Warning: Never pour concrete on frozen ground or when temperatures are expected to drop below freezing within 24 hours.
How do I estimate concrete for a sloped slab?
For sloped slabs, calculate the volume using the average thickness method:
- Determine the thickness at the high point and low point
- Calculate the average thickness: (high + low)/2
- Multiply by the surface area
Example: A ramp 5m long × 2m wide, sloping from 0.10m to 0.30m thickness:
Average thickness = (0.10 + 0.30)/2 = 0.20m
Volume = 5 × 2 × 0.20 = 2 m³
For more accuracy with complex slopes, use the prismoidal formula or divide into horizontal slices.
What's the best concrete mix for a driveway?
For residential driveways, use a minimum M25 mix (1:1:2 ratio) with these specifications:
- Compressive Strength: 25 MPa (3,625 psi) at 28 days
- Water-Cement Ratio: 0.45-0.50
- Slump: 75-100mm (3-4 inches)
- Air Entrainment: 5-7% for freeze-thaw resistance
- Aggregate Size: 20mm maximum (3/4 inch)
Recommended Mix Design (per m³):
- Cement: 350-400 kg
- Water: 160-180 liters
- Fine Aggregate (sand): 600-700 kg
- Coarse Aggregate (gravel): 1,100-1,200 kg
- Air-Entraining Admixture: As per manufacturer's recommendation
For heavy-duty driveways (trucks, RVs), consider a M30 mix with fiber reinforcement.
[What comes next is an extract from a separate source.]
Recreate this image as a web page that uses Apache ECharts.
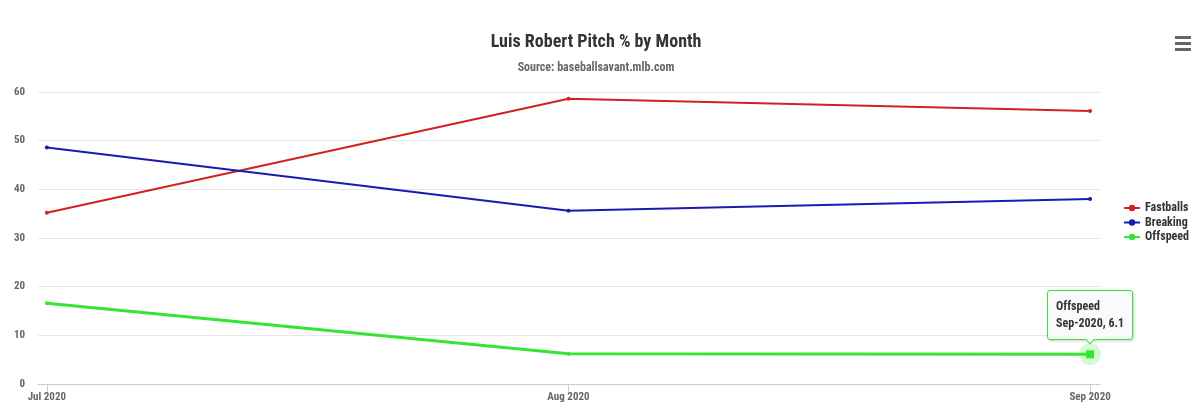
<!DOCTYPE html>
<html><head><meta charset="utf-8">
<script src="https://cdn.jsdelivr.net/npm/echarts@6/dist/echarts.min.js"></script>
<style>html,body{margin:0;padding:0;background:#fff}#c{width:1200px;height:417px}</style>
</head><body><div id="c"></div>
<script>
const FONT = "'Roboto Condensed','Liberation Sans Narrow',Roboto,sans-serif";
const categories = ['Jul 2020', 'Aug 2020', 'Sep 2020'];
const tooltipCats = ['Jul-2020', 'Aug-2020', 'Sep-2020'];
const fastballs = [35.2, 58.6, 56.1];
const breaking = [48.6, 35.6, 38.0];
const offspeed = [16.6, 6.2, 6.1];
const yTicks = [0, 10, 20, 30, 40, 50, 60];

const toPts = arr => arr.map((v, i) => [i, v]);
const chart = echarts.init(document.getElementById('c'), null, {renderer: 'canvas'});
const idx = categories.map((_, i) => i);

chart.setOption({
  animation: false,
  textStyle: {fontFamily: FONT},
  title: {
    text: 'Luis Robert Pitch % by Month',
    subtext: 'Source: baseballsavant.mlb.com',
    left: 591, textAlign: 'center', top: 28, itemGap: 11,
    textStyle: {fontFamily: FONT, fontSize: 18, fontWeight: 'bold', color: '#333'},
    subtextStyle: {fontFamily: FONT, fontSize: 12, fontWeight: 'bold', color: '#666'}
  },
  grid: {left: 38, right: 100, top: 92, bottom: 33},
  xAxis: {
    type: 'value', min: -0.017, max: 2.019,
    axisLine: {show: true, lineStyle: {color: '#cccccc'}},
    axisTick: {show: true, customValues: idx, length: 8, lineStyle: {color: '#cccccc'}},
    axisLabel: {customValues: idx, formatter: v => categories[Math.round(v)], color: '#666', fontSize: 11, fontWeight: 'bold', fontFamily: FONT, margin: 8},
    splitLine: {show: false}
  },
  yAxis: {
    type: 'value', min: yTicks[0], max: yTicks[yTicks.length - 1], interval: 10,
    axisLine: {show: false}, axisTick: {show: false},
    axisLabel: {color: '#666', fontSize: 11, fontWeight: 'bold', fontFamily: FONT, margin: 13},
    splitLine: {lineStyle: {color: '#e6e6e6'}}
  },
  legend: {
    orient: 'vertical', right: 6, top: 197, itemGap: 2.5,
    itemWidth: 16, itemHeight: 8,
    data: ['Fastballs', 'Breaking', 'Offspeed'],
    textStyle: {fontFamily: FONT, fontSize: 12, fontWeight: 'bold', color: '#333'}
  },
  tooltip: {
    trigger: 'item', alwaysShowContent: true, triggerOn: 'none',
    position: 'top',
    backgroundColor: 'rgba(250,250,250,0.95)',
    borderColor: '#33e633', borderWidth: 1, padding: [7, 8],
    textStyle: {fontFamily: FONT, fontSize: 12, fontWeight: 'bold', color: '#333'},
    extraCssText: 'box-shadow:1px 1px 3px rgba(0,0,0,0.2);border-radius:3px;line-height:17px;',
    formatter: p => {
      const v = Array.isArray(p.value) ? p.value : p.data.value;
      return p.seriesName + '<br/>' + tooltipCats[v[0]] + ', ' + v[1];
    }
  },
  series: [
    {name: 'Fastballs', type: 'line', data: toPts(fastballs), color: '#d42020', symbol: 'circle', symbolSize: 4, lineStyle: {width: 2}},
    {name: 'Breaking', type: 'line', data: toPts(breaking), color: '#1a1ab0', symbol: 'circle', symbolSize: 4, lineStyle: {width: 2}},
    {name: 'Offspeed', type: 'line', data: toPts(offspeed).map((d, i) => i === offspeed.length - 1 ? {value: d, symbol: 'rect', symbolSize: 8} : d),
      color: '#33e633', symbol: 'circle', symbolSize: 4, lineStyle: {width: 3}},
    {name: 'halo', type: 'scatter', data: [[offspeed.length - 1, offspeed[offspeed.length - 1]]], symbolSize: 22, silent: true,
      itemStyle: {color: 'rgba(51,230,51,0.25)'}, z: 1, tooltip: {show: false}}
  ],
  graphic: [
    {type: 'rect', left: 1175, top: 36, shape: {width: 16, height: 3}, style: {fill: '#666'}},
    {type: 'rect', left: 1175, top: 42, shape: {width: 16, height: 3}, style: {fill: '#666'}},
    {type: 'rect', left: 1175, top: 48, shape: {width: 16, height: 3}, style: {fill: '#666'}}
  ]
});
chart.dispatchAction({type: 'showTip', seriesIndex: 2, dataIndex: offspeed.length - 1});
</script></body></html>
How do I calculate concrete for a circular slab?
For circular slabs (like round patios or water tanks), use the cylinder volume formula:
Volume = π × r² × h
Where:
- π (pi): 3.14159
- r: Radius in meters (half the diameter)
- h: Thickness in meters
Example: A circular patio with 4m diameter and 0.12m thickness:
Radius = 4/2 = 2m
Volume = 3.14159 × 2² × 0.12 = 1.508 m³
For partial circles (sectors), use: Volume = (θ/360) × π × r² × h, where θ is the central angle in degrees.